有关“生活”的批判理论以法国的列斐伏尔(Henri Lefebvre)为代表,他将日常生活视为“一种剩余物”,用来填补“那些出于专业化与技术化考虑的各种高级活动之间”的“技术真空”。(8)刘怀玉:《现代性的平庸与神奇:列斐伏尔日常生活批判哲学的文本学解读》,中央编译出版社2006年版,第103页。除他以外,对日常生活持批判态度的学者甚众,可以将其分为六个派别:哈贝马斯(Jürgen Habermas)将生活世界作为主体性沟通行动的发生场域,并在此基础上批判体制对生活世界的“殖民”现象;德塞都(Michel de Certeau)认为一般人虽然无力反抗科技与经济的控制与殖民,但能够借由多种日常生活实践转化体制规则;马费索利(Michel Maffesoli)将日常生活视为社会性的展现领域,提出“日常生活社会学”;费拉罗迪(Framco Ferrarotti)主张神圣事务是群体生活的意义所系,也是日常生活的基本要素,因此应组织具有宗教本质的团体用于应对日常生活的异化危机;列斐伏尔认为社会存有领域异化的原因是资本主义现代性对日常生活领域各个方面的规划和全面控制,这也导致个人逐渐丧失参与社会活动的主动性;赫勒(Agnes Heller)认为“非日常生活”具有解放“日常生活”的可能性,日常生活是所有社会历史、社会制度的客观基础功能并能够促进社会的再生产。(9)参见龚鹏程:《儒学与生活》,东方出版社2018年版,第307—309页。其中,赫勒的观点尤其有助于我们理解艺术与生活的互动关系,因为她“提供了一个观察和分析评判日常生活道德的综合视角和一套完整的概念工具”(10)周福岩:《日常生活的民俗形式》,《沈阳师范学院学报(社会科学版)》2001年第1期。。
赫勒在《日常生活》(EverydayLife)中明确了其文中所述“日常生活”与“生活世界”的差异:“首先,在我的著作中,‘日常生活’不等同于‘生活世界’。‘生活世界’的概念涉及行动和思维中的一种态度(自然态度),它同制度化(合理化)的行为和科学思想形成对照。日常生活则不是一种态度,它包含(或至少可以包含)各种态度,其中包括反思的—理论的态度。它是每一社会行动、制度和人的一般社会生活的客观基础。”(11)[匈]阿格尼丝·赫勒:《日常生活》,衣俊卿译,黑龙江大学出版社2010年版,“英文版序言”第4页。
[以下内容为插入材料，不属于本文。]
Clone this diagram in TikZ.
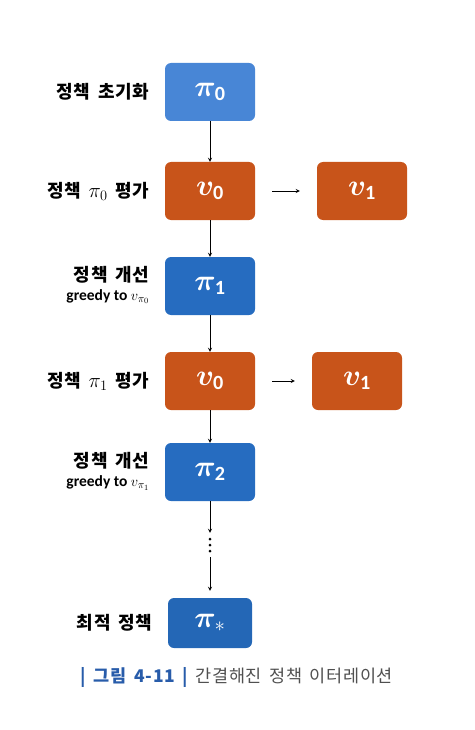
\documentclass[tikz,border=0pt]{standalone}
\usepackage{fontspec}
\usepackage{bm}
\usepackage{tikz}
\usetikzlibrary{positioning,arrows}
\setmainfont{Carlito}
\newfontfamily\kr{Noto Sans CJK KR}[LetterSpace=4, WordSpace=1.6]
\definecolor{firstblue}{RGB}{72,134,214}
\definecolor{polblue}{RGB}{38,108,192}
\definecolor{valorange}{RGB}{200,84,26}
\definecolor{capblue}{RGB}{40,92,170}
\definecolor{capgray}{RGB}{80,80,80}
\tikzstyle{policy} = [rectangle, rounded corners=6pt, minimum width=90pt, minimum height=58pt, text centered, fill=polblue, text=white, font=\fontsize{24}{28}\selectfont]
\tikzstyle{value} = [policy, fill=valorange]
\tikzstyle{lefttext} = [align=right, font=\kr\bfseries\fontsize{18}{22}\selectfont]
\tikzstyle{arrow} = [->,>=stealth, line width=0.8pt]
\newcommand{\greedyfont}{\bfseries\fontsize{15.5}{17}\selectfont}
\newcommand{\pol}[1]{\scalebox{1.2}{$\bm{\pi}_{\mathbf{#1}}$}}
\newcommand{\val}[1]{\scalebox{1.2}{$\bm{v}_{\mathbf{#1}}$}}
\newcommand{\lblmath}[1]{{\normalfont\fontsize{21}{22}\selectfont$#1$}}
\begin{document}
\begin{tikzpicture}[node distance=95pt]

	\useasboundingbox (0pt,0pt) rectangle (474pt,-730pt);

	\node (pi0) [policy, fill=firstblue] at (210pt,-92pt) {\pol{0}};

	\node (vzeroA) [value, below of=pi0, yshift=-4pt] {\val{0}};
	\node (voneA) [value, right of=vzeroA, xshift=57pt] {\val{1}};

	\node (pi1) [policy, below of=vzeroA] {\pol{1}};

	\node (vzeroB) [value, below of=pi1] {\val{0}};
	\node (voneB) [value, right of=vzeroB, xshift=52pt] {\val{1}};

	\node (pi2) [policy, below of=vzeroB, yshift=4pt] {\pol{2}};

	\node (dots) [below of=pi2, yshift=22pt, minimum width=6pt, minimum height=24pt, inner sep=0pt] {};
	\foreach \dy in {-6pt,0pt,6pt}
		\fill (dots.center) ++(0,\dy) circle (1.5pt);

	\node (pistar) [policy, minimum width=84pt, minimum height=50pt, below of=dots, yshift=17pt, fill=polblue!95!black] {\scalebox{1.2}{$\bm{\pi}_{*}$}};

	% labels on the left
	\node (lblInit) [lefttext, left=12pt of pi0] {정책 초기화};
	\node (lblEvalA) [lefttext, left=12pt of vzeroA] {정책 \lblmath{\pi_0} 평가};
	\node (lblImpA) [lefttext, left=12pt of pi1, yshift=1pt] {정책 개선\\[-3pt]{\normalfont\greedyfont greedy to $v_{\pi_0}$}};
	\node (lblEvalB) [lefttext, left=12pt of vzeroB] {정책 \lblmath{\pi_1} 평가};
	\node (lblImpB) [lefttext, left=12pt of pi2, yshift=1pt] {정책 개선\\[-3pt]{\normalfont\greedyfont greedy to $v_{\pi_1}$}};
	\node (lblOpt) [lefttext, left=12pt of pistar] {최적 정책};

	% caption
	\node (caption) at (237pt,-677pt) {\kr\fontsize{17.5}{20}\selectfont{\color{capblue}\bfseries | 그림 4-11 |} {\color{capgray}간결해진 정책 이터레이션}};

	\draw [arrow] (pi0) -- (vzeroA);
	\draw [arrow] (vzeroA) -- (pi1);
	\draw [arrow] (pi1) -- (vzeroB);
	\draw [arrow] (vzeroB) -- (pi2);
	\draw [arrow] (pi2) -- (dots);
	\draw [arrow, shorten >=7pt] (dots) -- (pistar);

	\draw [arrow, shorten <=17pt, shorten >=17pt] (vzeroA) -- (voneA);
	\draw [arrow, shorten <=17pt, shorten >=17pt] (vzeroB) -- (voneB);

\end{tikzpicture}
\end{document}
赫勒尽管在有关“日常生活”的讨论中运用了现象学的方法,但其实际意图与许茨的方法相矛盾,是对整个日常世界持一种更接近批判理论的否定态度。户晓辉对“生活世界”与“日常生活”的区别作出了更为直观易懂的概括:我们不能将胡塞尔所谓“生活世界”等同于我们通常所说的客观的日常生活世界,应将其视为一个代表主观意义世界的纯粹哲学概念,而“日常生活”则是“生活世界”这一抽象概念的现实基础。(12)参见户晓辉:《民俗与生活世界》,《文化遗产》2008年第1期。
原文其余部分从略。